Right of Setoff Despite Collateral
The court addressed the plaintiffs' contention that the bank could not set off the funds in their account because their debt was secured by collateral, specifically the television set. The court acknowledged that while some jurisdictions make a distinction between secured and unsecured debts concerning setoff rights, Illinois followed the majority rule that allowed banks to exercise setoff regardless of collateral. The court referenced Wyman v. Fort Dearborn Nat. Bank, which established that a bank could validly set off funds from a depositor's account to satisfy a debt, even when that debt was secured by collateral. The rationale behind this majority rule was that a creditor should be able to pursue multiple remedies to recover their debts. The court emphasized that the bank's action was legitimate and protected its interests under the law, further justifying the setoff against the plaintiffs' account.
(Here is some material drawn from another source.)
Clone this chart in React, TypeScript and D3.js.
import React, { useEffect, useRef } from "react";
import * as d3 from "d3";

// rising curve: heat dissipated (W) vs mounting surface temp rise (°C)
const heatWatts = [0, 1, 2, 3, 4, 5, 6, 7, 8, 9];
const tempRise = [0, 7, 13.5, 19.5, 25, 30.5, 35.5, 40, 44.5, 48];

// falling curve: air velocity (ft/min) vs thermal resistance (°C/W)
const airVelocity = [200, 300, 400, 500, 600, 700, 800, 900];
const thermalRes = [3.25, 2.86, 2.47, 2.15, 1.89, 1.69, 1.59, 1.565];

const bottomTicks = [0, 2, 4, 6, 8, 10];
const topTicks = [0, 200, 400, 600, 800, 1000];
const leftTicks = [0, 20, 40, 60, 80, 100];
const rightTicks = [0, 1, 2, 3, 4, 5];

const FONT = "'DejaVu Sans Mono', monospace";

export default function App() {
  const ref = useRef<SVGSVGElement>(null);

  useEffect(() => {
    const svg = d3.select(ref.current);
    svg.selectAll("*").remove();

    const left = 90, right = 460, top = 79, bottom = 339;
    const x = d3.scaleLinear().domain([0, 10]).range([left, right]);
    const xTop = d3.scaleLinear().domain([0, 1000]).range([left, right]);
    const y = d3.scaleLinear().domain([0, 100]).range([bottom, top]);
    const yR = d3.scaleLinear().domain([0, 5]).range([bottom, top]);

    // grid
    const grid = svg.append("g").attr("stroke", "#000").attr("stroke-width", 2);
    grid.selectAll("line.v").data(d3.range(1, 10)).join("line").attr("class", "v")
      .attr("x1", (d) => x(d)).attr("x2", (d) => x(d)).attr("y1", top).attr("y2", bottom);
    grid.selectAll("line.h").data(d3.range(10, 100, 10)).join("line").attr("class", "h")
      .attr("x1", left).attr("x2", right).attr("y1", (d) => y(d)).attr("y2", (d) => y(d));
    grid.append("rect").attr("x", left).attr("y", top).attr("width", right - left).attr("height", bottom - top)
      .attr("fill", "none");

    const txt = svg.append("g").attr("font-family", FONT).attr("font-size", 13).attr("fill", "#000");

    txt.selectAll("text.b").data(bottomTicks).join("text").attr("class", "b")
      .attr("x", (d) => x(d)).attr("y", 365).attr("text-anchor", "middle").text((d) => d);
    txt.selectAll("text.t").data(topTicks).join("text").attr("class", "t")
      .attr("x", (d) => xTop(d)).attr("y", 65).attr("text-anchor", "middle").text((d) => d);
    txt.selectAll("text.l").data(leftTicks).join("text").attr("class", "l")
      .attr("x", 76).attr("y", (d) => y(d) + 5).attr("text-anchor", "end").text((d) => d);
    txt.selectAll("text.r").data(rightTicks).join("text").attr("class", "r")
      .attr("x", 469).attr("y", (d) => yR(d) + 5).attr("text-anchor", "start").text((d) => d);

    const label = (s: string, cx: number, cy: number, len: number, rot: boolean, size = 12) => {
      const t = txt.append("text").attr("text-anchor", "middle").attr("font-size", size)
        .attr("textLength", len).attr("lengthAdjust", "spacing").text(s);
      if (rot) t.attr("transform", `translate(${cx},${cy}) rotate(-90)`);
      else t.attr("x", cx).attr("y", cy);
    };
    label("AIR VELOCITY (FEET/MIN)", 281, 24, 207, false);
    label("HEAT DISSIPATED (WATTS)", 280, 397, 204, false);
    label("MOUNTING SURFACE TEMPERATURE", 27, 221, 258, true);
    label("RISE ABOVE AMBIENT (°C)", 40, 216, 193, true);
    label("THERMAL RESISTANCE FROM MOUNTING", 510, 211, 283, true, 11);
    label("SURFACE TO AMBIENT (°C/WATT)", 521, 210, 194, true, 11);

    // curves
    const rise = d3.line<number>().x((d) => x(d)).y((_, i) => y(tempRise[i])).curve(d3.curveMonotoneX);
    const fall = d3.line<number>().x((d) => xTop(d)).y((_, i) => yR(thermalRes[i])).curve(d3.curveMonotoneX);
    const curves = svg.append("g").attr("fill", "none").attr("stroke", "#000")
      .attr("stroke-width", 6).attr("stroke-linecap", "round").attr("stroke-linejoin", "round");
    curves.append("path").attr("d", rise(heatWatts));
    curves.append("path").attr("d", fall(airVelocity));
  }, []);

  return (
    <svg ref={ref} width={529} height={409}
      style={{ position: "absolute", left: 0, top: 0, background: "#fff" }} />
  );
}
Impact of Insufficient Funds
Additionally, the court noted that the checks drawn by the plaintiffs would have been returned for insufficient funds regardless of the bank's setoff actions. On the date the checks were presented, the plaintiffs' account balance was insufficient to cover the amounts of the checks. The court determined that the bank's actions did not contribute to the insufficient funds situation, as the remaining balance was only $9.52 after the setoff, which was far less than the amount of the checks. This conclusion further weakened the plaintiffs' arguments, reinforcing that the bank acted within its legal rights. The court's reasoning demonstrated that even without the setoff, the plaintiffs would have faced the same outcome concerning their checks.
Rejection of New Legal Arguments
The court also addressed the plaintiffs' assertion that the contract violated section 3 of the Retail Installment Sales Act, noting that this argument was not presented to the trial court and was raised for the first time on appeal. The court reiterated the long-standing legal principle that issues not raised in the trial court cannot be introduced for the first time on appeal, except in cases concerning jurisdiction. By failing to include this argument in their initial complaint, the plaintiffs effectively waived their right to challenge the contract on those grounds. This procedural aspect further solidified the court's decision to affirm the lower court's ruling, as it upheld the importance of presenting all relevant arguments during the initial proceedings.
Conclusion and Affirmation of Lower Court
Ultimately, the court affirmed the judgment of the Circuit Court of Kane County, concluding that the bank had acted within its rights to set off the funds in the plaintiffs' account against their outstanding debt. The court's interpretation of the contractual language and its application of Illinois law on setoff rights were pivotal in reaching this decision. By rejecting the plaintiffs' arguments regarding the acceleration of payments and the impact of collateral, the court reinforced the validity of the bank's actions. The judgment affirmed the trial court's dismissal of the plaintiffs' claims, concluding that the bank's legal actions were justified and aligned with the intent of the parties as outlined in their contract.